Not literally. It means the concept of “wealth” is active in your psyche—self-worth, influence, freedom. Real money may follow if you align actions with the expanded self-image the dream offers.
Why does the luxury turn into a nightmare?
When gilt peels, the dream is exposing the hollowness of external validation. Use the shock to pivot toward values that cannot tarnish—relationships, craft, spirituality.

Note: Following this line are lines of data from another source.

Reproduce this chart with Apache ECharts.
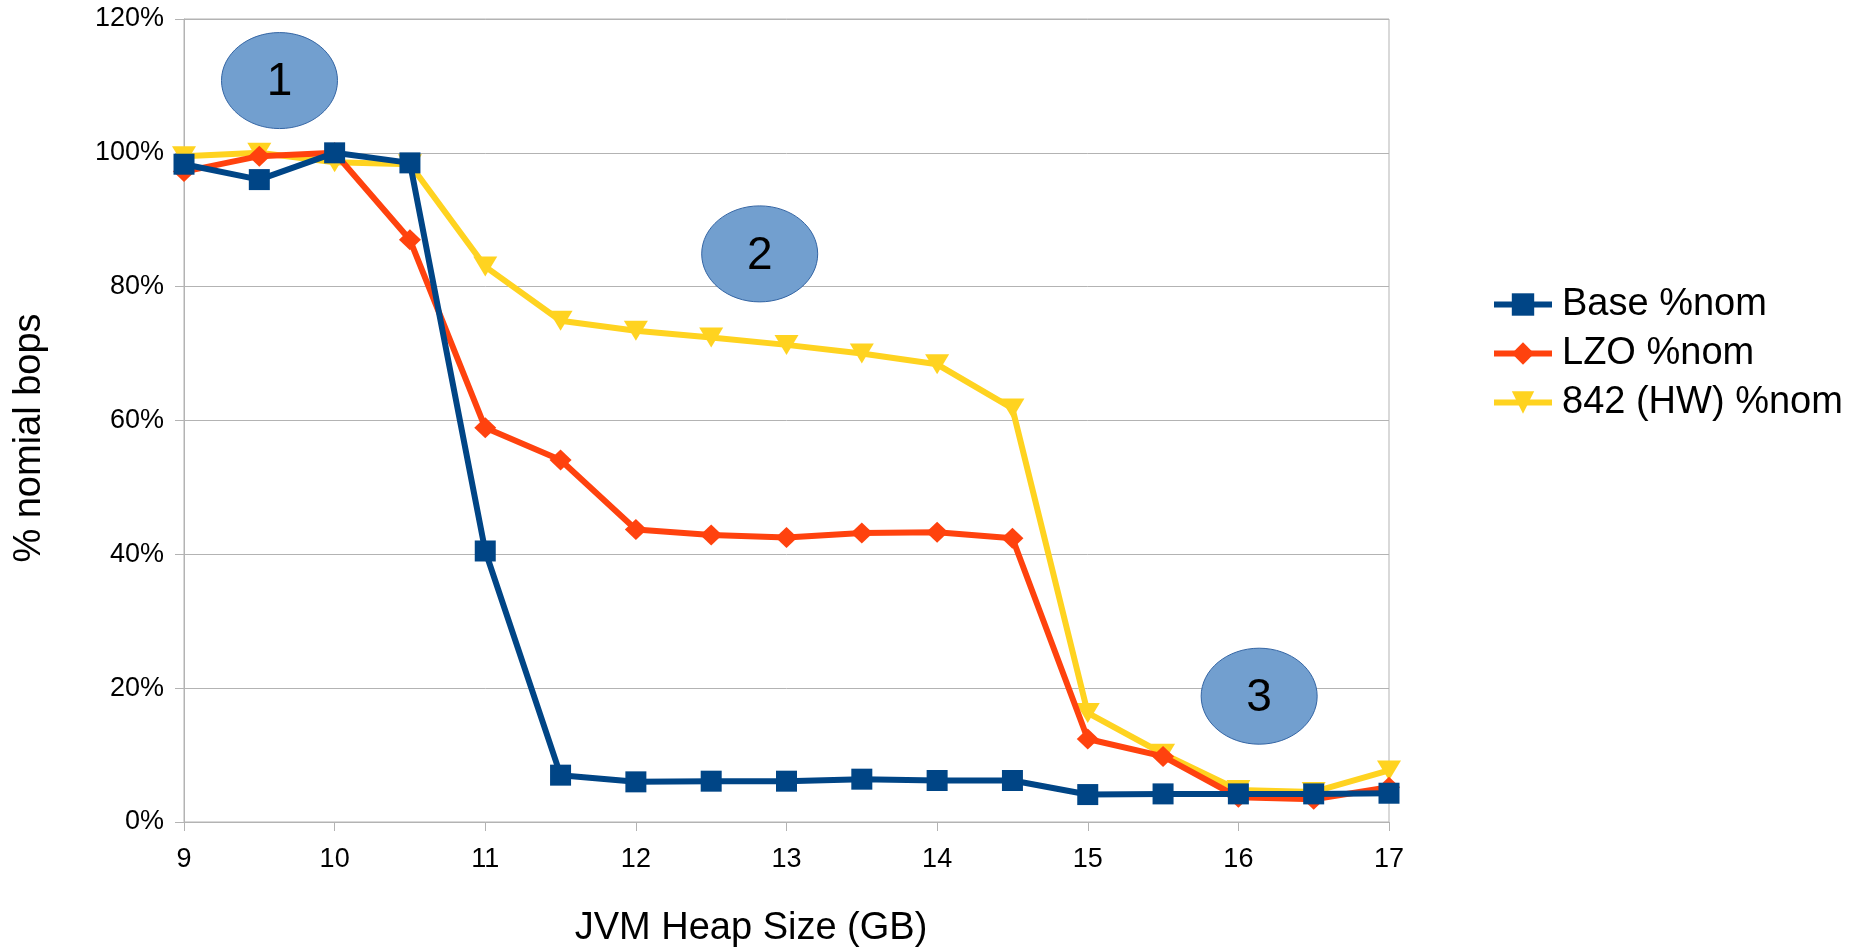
<!DOCTYPE html>
<html>
<head>
<meta charset="utf-8">
<title>JVM heap size vs. nominal bops</title>
<script src="https://cdn.jsdelivr.net/npm/echarts@6/dist/echarts.min.js"></script>
<style>
  html, body { margin: 0; padding: 0; background: #ffffff; }
  #chart { width: 1865px; height: 952px; }
</style>
</head>
<body>
<div id="chart"></div>
<script>
// JVM heap sizes (GB)
const heapSizes = [9, 9.5, 10, 10.5, 11, 11.5, 12, 12.5, 13, 13.5, 14, 14.5, 15, 15.5, 16, 16.5, 17];

// Percentage of nominal bops per configuration
const basePct = [98.3, 96.0, 100.0, 98.5, 40.5, 7.0, 6.0, 6.1, 6.1, 6.4, 6.2, 6.2, 4.1, 4.2, 4.2, 4.2, 4.3];
const lzoPct  = [97.2, 99.5, 100.0, 87.0, 58.9, 54.1, 43.7, 42.9, 42.5, 43.2, 43.3, 42.4, 12.4, 9.8, 3.7, 3.4, 5.2];
const hwPct   = [99.5, 100.0, 98.6, 98.3, 83.0, 74.9, 73.4, 72.4, 71.3, 70.0, 68.4, 61.8, 16.3, 10.2, 4.8, 4.5, 7.7];

const seriesNames = ['Base %nom', 'LZO %nom', '842 (HW) %nom'];
const xTitle = 'JVM Heap Size (GB)';
const yTitle = '% nomial bops';

// Numbered callouts: label, x (GB), y (%)
const calloutLabels = ['1', '2', '3'];
const calloutX = [9.634, 12.822, 16.138];
const calloutY = [110.8, 84.9, 18.8];

const FONT = '"Liberation Sans", Arial, sans-serif';
const GRID_COLOR = '#b3b3b3';

function pairs(values) {
  return heapSizes.map((x, i) => [x, values[i]]);
}

const chart = echarts.init(document.getElementById('chart'), null, { renderer: 'canvas' });

chart.setOption({
  backgroundColor: '#ffffff',
  animation: false,
  textStyle: { fontFamily: FONT },
  grid: {
    left: 184, right: 476, top: 19, bottom: 130,
    show: true, borderColor: GRID_COLOR, borderWidth: 1
  },
  legend: {
    orient: 'vertical',
    left: 1486,
    top: 280,
    itemWidth: 58,
    itemHeight: 28,
    itemGap: 10,
    data: seriesNames,
    lineStyle: { width: 6 },
    textStyle: { fontFamily: FONT, fontSize: 38, color: '#000000', lineHeight: 39, padding: [0, 0, 0, 5] }
  },
  xAxis: {
    type: 'value',
    min: 9, max: 17, interval: 1,
    axisLine: { show: true, lineStyle: { color: GRID_COLOR, width: 1 } },
    axisTick: { show: true, length: 9, lineStyle: { color: GRID_COLOR } },
    axisLabel: { fontFamily: FONT, fontSize: 27, color: '#000000', margin: 24 },
    splitLine: { show: false }
  },
  yAxis: {
    type: 'value',
    min: 0, max: 120, interval: 20,
    axisLine: { show: true, lineStyle: { color: GRID_COLOR, width: 1 } },
    axisTick: { show: true, length: 9, lineStyle: { color: GRID_COLOR } },
    axisLabel: { fontFamily: FONT, fontSize: 27, color: '#000000', margin: 20, formatter: '{value}%' },
    splitLine: { show: true, lineStyle: { color: GRID_COLOR, width: 1 } }
  },
  series: [
    {
      name: seriesNames[0], type: 'line', z: 4,
      data: pairs(basePct),
      symbol: 'rect', symbolSize: 21,
      lineStyle: { color: '#004586', width: 6 },
      itemStyle: { color: '#004586' }
    },
    {
      name: seriesNames[1], type: 'line', z: 3,
      data: pairs(lzoPct),
      symbol: 'diamond', symbolSize: [22, 21],
      lineStyle: { color: '#ff420e', width: 6 },
      itemStyle: { color: '#ff420e' }
    },
    {
      name: seriesNames[2], type: 'line', z: 2,
      data: pairs(hwPct),
      symbol: 'triangle', symbolSize: [24, 20], symbolRotate: 180,
      lineStyle: { color: '#ffd320', width: 6 },
      itemStyle: { color: '#ffd320' }
    }
  ]
});

// Axis titles and numbered ellipses at their data positions
function drawOverlays() {
  const elements = calloutLabels.map((label, i) => {
    const p = chart.convertToPixel({ gridIndex: 0 }, [calloutX[i], calloutY[i]]);
    return {
      type: 'group',
      x: p[0], y: p[1],
      z: 100,
      children: [
        {
          type: 'ellipse',
          shape: { cx: 0, cy: 0, rx: 58, ry: 48 },
          style: { fill: '#729fcf', stroke: '#3465a4', lineWidth: 1 }
        },
        {
          type: 'text',
          x: 0, y: 2,
          style: {
            text: label, fill: '#000000',
            font: '46px ' + FONT,
            textAlign: 'center', textVerticalAlign: 'middle'
          }
        }
      ]
    };
  });
  elements.push({
    type: 'text',
    x: 751, y: 929,
    style: {
      text: xTitle, fill: '#000000', font: '38px ' + FONT,
      textAlign: 'center', textVerticalAlign: 'middle'
    }
  });
  elements.push({
    type: 'text',
    x: 30, y: 438,
    rotation: Math.PI / 2,
    style: {
      text: yTitle, fill: '#000000', font: '38px ' + FONT,
      textAlign: 'center', textVerticalAlign: 'middle'
    }
  });
  chart.setOption({ graphic: elements });
}
drawOverlays();
</script>
</body>
</html>
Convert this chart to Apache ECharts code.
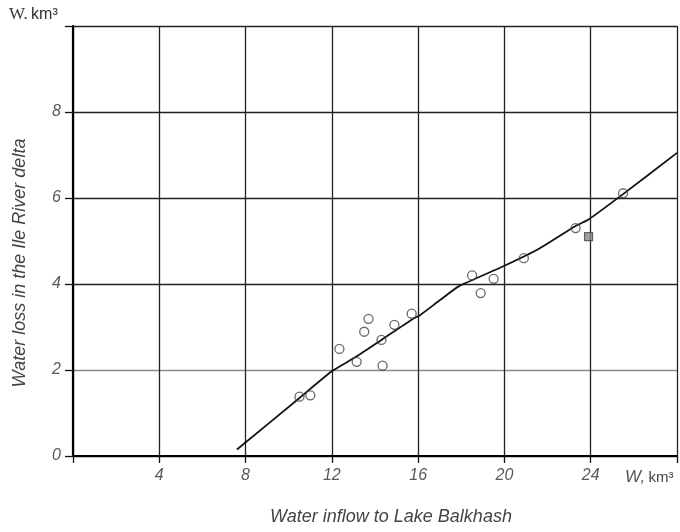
<!DOCTYPE html>
<html>
<head>
<meta charset="utf-8">
<script src="https://cdn.jsdelivr.net/npm/echarts@6/dist/echarts.min.js"></script>
<style>
  html, body { margin: 0; padding: 0; background: #fff; }
  #chart { width: 680px; height: 532px; }
</style>
</head>
<body>
<div id="chart"></div>
<script>
// Observed pairs: inflow to Lake Balkhash (km³) vs. water loss in the Ile delta (km³)
const inflow = [10.5, 11.0, 12.35, 13.15, 13.5, 13.7, 14.3, 14.35, 14.9, 15.7, 18.5, 18.9, 19.5, 20.9, 23.3, 25.5];
const loss   = [1.38, 1.41, 2.49, 2.19, 2.89, 3.19, 2.70, 2.10, 3.05, 3.31, 4.20, 3.79, 4.12, 4.60, 5.30, 6.11];
// Single highlighted observation
const markedInflow = [23.9];
const markedLoss = [5.10];
// Fitted relationship (hand-drawn curve)
const curveInflow = [7.6, 10.5, 12.0, 13.1, 14.3, 15.7, 16.1, 17.0, 17.9, 19.9, 21.6, 23.3, 23.9, 25.5, 28.0];
const curveLoss   = [0.15, 1.35, 1.97, 2.30, 2.70, 3.17, 3.28, 3.62, 3.95, 4.40, 4.82, 5.35, 5.50, 6.09, 7.05];
// Axis ticks
const xTicks = [0, 4, 8, 12, 16, 20, 24, 28];
const yTicks = [0, 2, 4, 6, 8, 10];

const zip = (a, b) => a.map((v, i) => [v, b[i]]);

const chart = echarts.init(document.getElementById('chart'), null, { renderer: 'canvas' });
const SANS = 'Liberation Sans, Arial, sans-serif';
const labelFont = { color: '#5a5a5a', fontStyle: 'italic', fontFamily: SANS, fontSize: 16 };

chart.setOption({
  animation: false,
  backgroundColor: '#fff',
  grid: { left: 73, right: 3, top: 26, bottom: 76 },
  xAxis: {
    type: 'value',
    min: xTicks[0], max: xTicks[xTicks.length - 1], interval: 4,
    axisLine: { show: true, onZero: false, lineStyle: { color: '#000', width: 2.2 } },
    axisTick: { show: true, length: 7, lineStyle: { color: '#111', width: 1.3 } },
    axisLabel: Object.assign({}, labelFont, {
      margin: 12,
      formatter: v => (v === 0 || v === 28) ? '' : String(v)
    }),
    splitLine: { show: true, lineStyle: { color: '#222', width: 1.3 } }
  },
  yAxis: {
    type: 'value',
    min: yTicks[0], max: yTicks[yTicks.length - 1], interval: 2,
    axisLine: { show: true, onZero: false, lineStyle: { color: '#000', width: 2.2 } },
    axisTick: { show: true, length: 8, lineStyle: { color: '#111', width: 1.3 } },
    axisLabel: Object.assign({}, labelFont, {
      margin: 12,
      formatter: v => v === 10 ? '' : String(v)
    }),
    splitLine: { show: true, lineStyle: { color: ['#222', '#8a8a8a', '#222', '#222', '#222', '#222'], width: 1.3 } }
  },
  series: [
    {
      type: 'line',
      data: zip(curveInflow, curveLoss),
      showSymbol: false,
      smooth: 0.2,
      lineStyle: { color: '#111', width: 1.8 },
      z: 3
    },
    {
      type: 'scatter',
      data: zip(inflow, loss),
      symbol: 'circle',
      symbolSize: 9,
      itemStyle: { color: 'rgba(255,255,255,0)', borderColor: '#444', borderWidth: 1.3 },
      z: 4
    },
    {
      type: 'scatter',
      data: zip(markedInflow, markedLoss),
      symbol: 'rect',
      symbolSize: 8,
      itemStyle: { color: '#888', borderColor: '#444', borderWidth: 1.2 },
      z: 4
    }
  ],
  graphic: [
    {
      type: 'text', left: 9, top: 6,
      style: {
        text: '{s|W.} {n|km³}',
        rich: {
          s: { fontSize: 17, fontFamily: '"Liberation Serif", "DejaVu Serif", serif', fill: '#333' },
          n: { fontSize: 16, fontFamily: SANS, fill: '#333' }
        }
      }
    },
    {
      type: 'text', left: 625, top: 469,
      style: {
        text: '{i|W,} {n|km³}',
        rich: {
          i: { fontStyle: 'italic', fontSize: 17, fontFamily: SANS, fill: '#555' },
          n: { fontSize: 15, fontFamily: SANS, fill: '#444' }
        }
      }
    },
    {
      type: 'text', x: 391, y: 517,
      style: {
        text: 'Water inflow to Lake Balkhash',
        font: 'italic 18px "Liberation Sans", Arial, sans-serif',
        fill: '#444', align: 'center', verticalAlign: 'middle'
      }
    },
    {
      type: 'text', x: 20, y: 263, rotation: Math.PI / 2,
      style: {
        text: 'Water loss in the Ile River delta',
        font: 'italic 18px "Liberation Sans", Arial, sans-serif',
        fill: '#444', align: 'center', verticalAlign: 'middle'
      }
    }
  ]
});
</script>
</body>
</html>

Is it selfish to enjoy the dream?
Enjoyment is data, not sin. Pleasure tells you what you are wired to seek. Selfishness enters only if you hoard the symbolic gold instead of circulating it through generosity and creativity.
Summary
Opulence in dreams is the psyche’s gold-leafed invitation to audit your inner economy. Accept the lavish scenery, then ask: “What part of me already owns this palace, and how will I let it move into daylight?”
From the 1901 Archives"For a young woman to dream that she lives in fairy like opulence, denotes that she will be deceived, and will live for a time in luxurious ease and splendor, to find later that she is mated with shame and poverty. When young women dream that they are enjoying solid and real wealth and comforts, they will always wake to find some real pleasure, but when abnormal or fairy-like dreams of luxury and joy seem to encompass them, their waking moments will be filled with disappointments; as the dreams are warnings, superinduced by their practicality being supplanted by their excitable imagination and lazy desires, which should be overcome with energy, and the replacing of practicality on her base. No young woman should fill her mind with idle day dreams, but energetically strive to carry forward noble ideals and thoughts, and promising and helpful dreams will come to her while she restores physical energies in sleep. [142] See Wealth."